- French film poster for Greed in the Sun
- Directed by: Henri Verneuil
- Written by: Michel Audiard
- Screenplay by: Marcel Jullian
- Based on: Original story by Claude Veillot
- Produced by: Alain Poiré Irenee Leriche Robert Sussfeld
- Starring: Jean-Paul Belmondo Lino Ventura Reginald Kernan
- Cinematography: Marcel Grignon
- Edited by: Claude Durand
- Music by: Georges Delerue
- Production companies: Gaumont Ultra Film Trianon Movies
- Distributed by: Gaumont Distribution
- Release date: 1964 (France);
- Running time: 122 minutes
- Countries: France Italy
- Language: French
- Box office: 3.4 million admissions (France)

= Greed in the Sun =

1964 film

Greed in the Sun (Cent mille dollars au soleil) is a 1964 French-Italian adventure film directed by Henri Verneuil. The film was entered into the 1964 Cannes Film Festival.

==Plot==
The forwarder Castigliano instructs Steiner to drive a new truck with a payload through the Sahara Desert. Steiner is new to the operation and is viewed with suspicion by the other employees. In the evening Steiner goes out with Rocco, Marec and some colleagues. The next morning the truck is gone. Castigliano is furious and orders Marec to retrieve the truck which was stolen by Rocco. Rocco with his girlfriend Pepa head towards the border. A wild chase begins through the deserts and impassable areas.

Marec travels with Steiner. When crossing a state it turns out that Steiner is actually called Frocht; he was the leader of a band of mercenaries in a coup d'état. Rocco succeeds in shaking off Marec several times. Mitch has to repeatedly come to the aide of Marec. After Rocco’s truck breaks down, he sets a trap for Marec and Steiner. Rocco forces Marec at gunpoint to exchange his roadworthy truck with the defective truck. Steiner tries to fight back and receives a gunshot through his leg. Rocco leaves Marec and Steiner stranded in the desert. Rocco tries to sell the cargo for $100,000 to a fence.

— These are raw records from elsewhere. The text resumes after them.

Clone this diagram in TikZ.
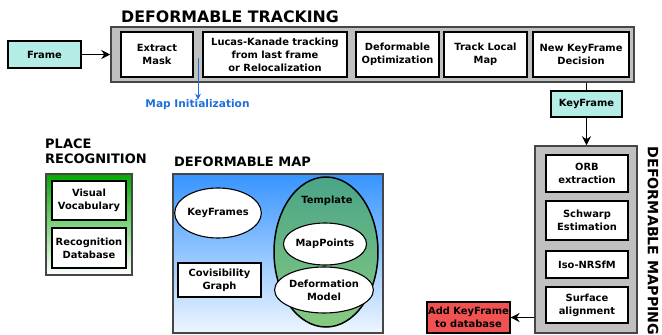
\documentclass[tikz,border=0pt]{standalone}
\usepackage{fontspec}
\setmainfont{DejaVu Sans}
\usetikzlibrary{arrows.meta,shapes.geometric}
\definecolor{cyanbox}{RGB}{180,236,230}
\definecolor{graybox}{RGB}{192,192,192}
\definecolor{grayedge}{RGB}{70,70,70}
\definecolor{redbox}{RGB}{240,82,82}
\definecolor{mapblue}{RGB}{55,148,255}
\definecolor{mapwhite}{RGB}{238,246,255}
\definecolor{placegreen}{RGB}{0,170,0}
\definecolor{tmptop}{RGB}{74,164,136}
\definecolor{tmpbot}{RGB}{135,202,128}
\definecolor{initblue}{RGB}{30,110,220}
\tikzset{
  x=1pt,y=-1pt,
  txt/.style={font=\fontsize{9.9}{13}\selectfont\bfseries, align=center, inner sep=0pt},
  wbox/.style 2 args={txt, draw=black, line width=1.1pt, fill=white, minimum width=#1, minimum height=#2},
  cbox/.style 2 args={wbox={#1}{#2}, fill=cyanbox},
  outer/.style 2 args={draw=grayedge, line width=1.5pt, fill=graybox, minimum width=#1, minimum height=#2, inner sep=0pt},
  ttl/.style={font=\fontsize{13}{15.5}\selectfont\bfseries, inner sep=0pt, align=left},
  ell/.style 2 args={ellipse, txt, draw=black, line width=1.1pt, fill=white, minimum width=#1, minimum height=#2},
  arr/.style={-{Stealth[length=9pt,width=9pt]}, line width=1.4pt},
}
\begin{document}
\begin{tikzpicture}
\useasboundingbox (0,0) rectangle (662,335);
% tracking
\node[ttl, font=\fontsize{15.8}{18}\selectfont\bfseries, anchor=west] (tracktitle) at (121,17) {DEFORMABLE TRACKING};
\node[outer={523}{55}] (track) at (372.5,54.5) {};
\node[cbox={73}{27}] (frame) at (44.5,54.5) {Frame};
\node[wbox={72}{45}] (extract) at (157,54.5) {Extract\\Mask};
\node[wbox={144}{45}] (lk) at (275,54.5) {Lucas-Kanade tracking\\from last frame\\or Relocalization};
\node[wbox={83}{45}] (defopt) at (397.5,54.5) {Deformable\\Optimization};
\node[wbox={83}{45}] (tlm) at (485.5,54.5) {Track Local\\Map};
\node[wbox={96}{45}] (nkd) at (581,54.5) {New KeyFrame\\Decision};
\draw[arr] (frame) -- (track.west |- frame.east);
\coordinate (initstart) at (198,58);
\node[txt, font=\fontsize{10.6}{13}\selectfont\bfseries, text=initblue] (mapinit) at (197.5,105) {Map Initialization};
\draw[initblue, line width=0.8pt, -{Stealth[length=6pt,width=6pt]}] (initstart) -- (initstart |- mapinit.north);
% keyframe
\node[cbox={71}{26}] (kf) at (586.5,104) {KeyFrame};
\draw[line width=1.4pt] (kf.north) -- (kf.north |- track.south);
% mapping
\node[outer={102}{187}] (mapping) at (586,239.5) {};
\node[wbox={82}{37}] (orb) at (587,173.5) {ORB\\extraction};
\node[wbox={82}{39}] (schwarp) at (587,220.5) {Schwarp\\Estimation};
\node[wbox={82}{27}] (iso) at (587,264.5) {Iso-NRSfM};
\node[wbox={82}{36}] (surf) at (587,305) {Surface\\alignment};
\draw[arr] (kf.south) -- (kf.south |- mapping.north);
\node[ttl, font=\fontsize{14.2}{16}\selectfont\bfseries, rotate=-90] (maptitle) at (653,241) {DEFORMABLE MAPPING};
\node[wbox={83}{31}, fill=redbox] (addkf) at (468.5,317.5) {Add KeyFrame\\to database};
\draw[arr] (mapping.west |- addkf.east) -- (addkf.east);
% place recognition
\node[ttl, anchor=north west] (placetitle) at (45,138.5) {PLACE\\RECOGNITION};
\node[draw=grayedge, line width=1.5pt, top color=placegreen, bottom color=white, minimum width=86, minimum height=101, inner sep=0pt] (place) at (89,224.5) {};
\node[wbox={74}{39}] (vv) at (89,200.5) {Visual\\Vocabulary};
\node[wbox={74}{40}] (rd) at (89,248) {Recognition\\Database};
% deformable map
\node[ttl, anchor=west] (maptitle2) at (174,162) {DEFORMABLE MAP};
\node[draw=grayedge, line width=1.5pt, top color=mapblue, bottom color=mapwhite, minimum width=210, minimum height=159, inner sep=0pt] (map) at (278,253.5) {};
\node[ell={78}{50}] (kfs) at (218,213) {KeyFrames};
\node[wbox={83}{34}] (covis) at (219.5,280) {Covisibility\\Graph};
\node[ellipse, draw=black, line width=1.5pt, top color=tmptop, bottom color=tmpbot, minimum width=104, minimum height=150, inner sep=0pt] (template) at (326,252) {};
\node[txt] (templtxt) at (327,201) {Template};
\node[ell={78}{42}] (mp) at (325,244) {MapPoints};
\node[ell={76}{46}] (dm) at (324,290) {Deformation\\Model};
\end{tikzpicture}
\end{document}
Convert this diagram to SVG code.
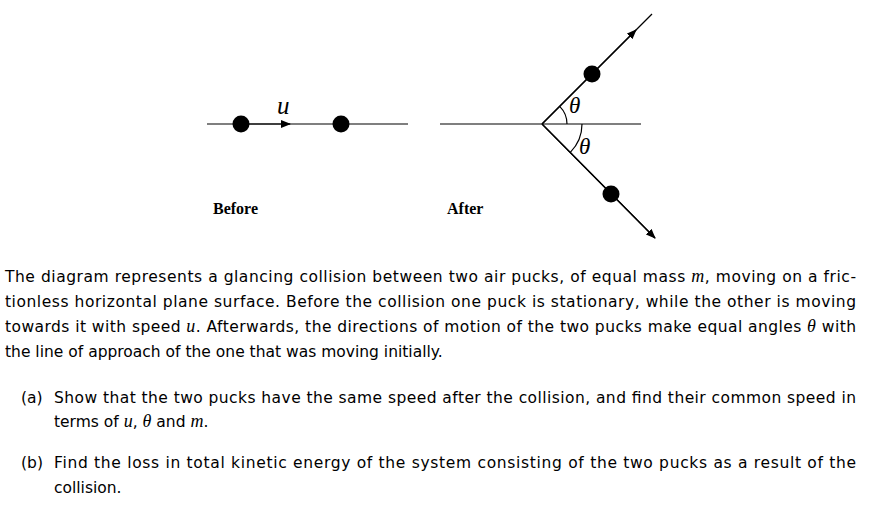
<svg xmlns="http://www.w3.org/2000/svg" width="874" height="510" viewBox="0 0 874 510">
<style>
.l{stroke:#000;stroke-width:1.2;fill:none}
.d{fill:#000}
.t{font-family:"DejaVu Sans","Liberation Sans",sans-serif;font-size:15.5px;fill:#000}
.m{font-family:"Liberation Serif",serif;font-style:italic}
.t .m{font-size:18px}
.lb{font-family:"Liberation Serif",serif;font-weight:bold;font-size:16px}
</style>
<defs><marker id="a" markerWidth="10" markerHeight="8" refX="9" refY="4" orient="auto" markerUnits="userSpaceOnUse"><path d="M0,0L10,4L0,8z" fill="#000"/></marker></defs>
<g id="connectors">
<line class="l" x1="207" y1="124" x2="408" y2="124"/>
<line class="l" x1="241" y1="124" x2="290" y2="124" marker-end="url(#a)"/>
<line class="l" x1="440" y1="124" x2="641" y2="124"/>
<line class="l" x1="542" y1="124" x2="652" y2="14"/>
<line class="l" x1="542" y1="124" x2="636" y2="30" marker-end="url(#a)"/>
<line class="l" x1="542" y1="124" x2="655" y2="238"/>
<line class="l" x1="542" y1="124" x2="655" y2="238" marker-end="url(#a)"/>
<path class="l" d="M559.7,106.3A25,25 0 0 1 567,124"/>
<path class="l" d="M582,124A40,40 0 0 1 570.3,152.3"/>
</g>
<g id="puck1"><circle class="d" cx="241" cy="124" r="8.5"/></g>
<g id="puck2"><circle class="d" cx="341" cy="124" r="8.5"/></g>
<g id="puck3"><circle class="d" cx="592" cy="74" r="8.5"/></g>
<g id="puck4"><circle class="d" cx="611" cy="194" r="8.5"/></g>
<text class="m" x="277" y="114" style="font-size:25px">u</text>
<text class="m" x="569" y="113" style="font-size:23px">θ</text>
<text class="m" x="579" y="154" style="font-size:23px">θ</text>
<text class="lb" x="213" y="214">Before</text>
<text class="lb" x="447" y="214">After</text>
<g class="t">
<text x="5" y="282" textLength="851" lengthAdjust="spacing">The diagram represents a glancing collision between two air pucks, of equal mass <tspan class="m">m</tspan>, moving on a fric-</text>
<text x="5" y="307" textLength="851" lengthAdjust="spacing">tionless horizontal plane surface. Before the collision one puck is stationary, while the other is moving</text>
<text x="5" y="332" textLength="851" lengthAdjust="spacing">towards it with speed <tspan class="m">u</tspan>. Afterwards, the directions of motion of the two pucks make equal angles <tspan class="m">θ</tspan> with</text>
<text x="5" y="357">the line of approach of the one that was moving initially.</text>
<text x="21" y="403">(a)</text>
<text x="54" y="403" textLength="802" lengthAdjust="spacing">Show that the two pucks have the same speed after the collision, and find their common speed in</text>
<text x="54" y="427">terms of <tspan class="m">u</tspan>, <tspan class="m">θ</tspan> and <tspan class="m">m</tspan>.</text>
<text x="21" y="468">(b)</text>
<text x="54" y="468" textLength="802" lengthAdjust="spacing">Find the loss in total kinetic energy of the system consisting of the two pucks as a result of the</text>
<text x="54" y="493">collision.</text>
</g>
</svg>
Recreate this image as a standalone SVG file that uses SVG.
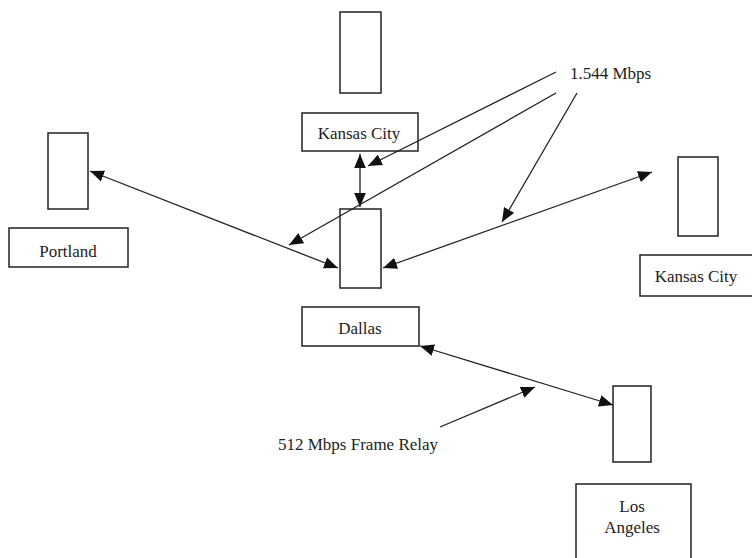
<svg xmlns="http://www.w3.org/2000/svg" width="752" height="558" viewBox="0 0 752 558">
<style>
.dev{fill:#fff;stroke:#222;stroke-width:1.5}
.lbl{fill:#fff;stroke:#222;stroke-width:1.5}
.t{font-family:"Liberation Serif",serif;font-size:17px;fill:#222;text-anchor:middle}
.tl{font-family:"Liberation Serif",serif;font-size:17px;fill:#222}
.c{stroke:#222;stroke-width:1.3;fill:none}
</style>
<defs>
<marker id="ah" viewBox="0 0 12 10" refX="12" refY="5" markerWidth="14" markerHeight="12" markerUnits="userSpaceOnUse" orient="auto-start-reverse">
<path d="M0,0 L12,5 L0,10 Z" fill="#111"/>
</marker>
</defs>
<rect width="752" height="558" fill="#fff"/>
<g id="kc-top">
<rect class="dev" x="340" y="12" width="41" height="81"/>
<rect class="lbl" x="302" y="113" width="116" height="38"/>
<text class="t" x="359" y="139">Kansas City</text>
</g>
<g id="portland">
<rect class="dev" x="48" y="133" width="40" height="76"/>
<rect class="lbl" x="9" y="228" width="119" height="39"/>
<text class="t" x="68" y="257">Portland</text>
</g>
<g id="dallas">
<rect class="dev" x="340" y="209" width="41" height="79"/>
<rect class="lbl" x="302" y="307" width="117" height="39"/>
<text class="t" x="360" y="334">Dallas</text>
</g>
<g id="kc-right">
<rect class="dev" x="678" y="157" width="40" height="79"/>
<rect class="lbl" x="640" y="255" width="115" height="41"/>
<text class="t" x="696" y="282">Kansas City</text>
</g>
<g id="los-angeles">
<rect class="dev" x="613" y="386" width="38" height="76"/>
<rect class="lbl" x="576" y="484" width="115" height="80"/>
<text class="t" x="632" y="512">Los</text>
<text class="t" x="632" y="533">Angeles</text>
</g>
<g id="label-1544">
<text class="tl" x="570" y="79">1.544 Mbps</text>
</g>
<g id="label-512">
<text class="tl" x="278" y="450">512 Mbps Frame Relay</text>
</g>
<g id="connectors">
<line class="c" x1="90" y1="171" x2="338" y2="268" marker-start="url(#ah)" marker-end="url(#ah)"/>
<line class="c" x1="360" y1="154" x2="360" y2="207" marker-start="url(#ah)" marker-end="url(#ah)"/>
<line class="c" x1="383" y1="268" x2="652" y2="172" marker-start="url(#ah)" marker-end="url(#ah)"/>
<line class="c" x1="420" y1="346" x2="613" y2="405" marker-start="url(#ah)" marker-end="url(#ah)"/>
<line class="c" x1="556" y1="72" x2="368" y2="166" marker-end="url(#ah)"/>
<line class="c" x1="556" y1="93" x2="289" y2="245" marker-end="url(#ah)"/>
<line class="c" x1="577" y1="93" x2="502" y2="222" marker-end="url(#ah)"/>
<line class="c" x1="440" y1="427" x2="535" y2="387" marker-end="url(#ah)"/>
</g>
</svg>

Marec and Steiner finally make it to the next town, where Marec abandons Steiner after expressing his disgust for the man and happens across Rocco in a brothel. A wild brawl erupts between the two, and when they are both too weak to beat each other up further, Rocco admits that he showed up to the rendezvous with the fence but the fence was not there. When he came back to the hotel, he discovered that Pepa had made off with the truck and the payload.

==Cast==
- Jean-Paul Belmondo as Rocco
- Lino Ventura as Hervé Marec
- Reginald Kernan as John Steiner (alias Peter Frocht)
- Bernard Blier as Mitch-Mitch
- Andréa Parisy as Pepa
- Gert Fröbe as Castigliano
- Anne-Marie Coffinet as Angèle
- Doudou Babet as Khenouche
- Pierre Mirat as Halibi
- Henri Lambert as Robert, a guest at "Chez Zeze"
- Pierre Collet as one of Castigliano's workers
- Christian Brocard
- Paul Bonifas

==Production==
Director Henry Verneuil said the film was "a Western, but since in France we don't have horses, I use trucks. I give Jean Paul the hat, blue jeans, boots of a cowboy. He's one of the few young actors in France who is young and manly."

==Reception==

===Box office===
The film was a box office hit in France. It was the seventh most popular film of the year at the French box office.

===Critical===
New York Times film critic Howard Thompson gave mixed review of the film, stating that "Some interesting ingredients hover in mid-air throughout this overlong film, which lacks real cohesion or impact".

===Awards===
The film was nominated for the Palme d'Or at the 1964 Cannes Film Festival.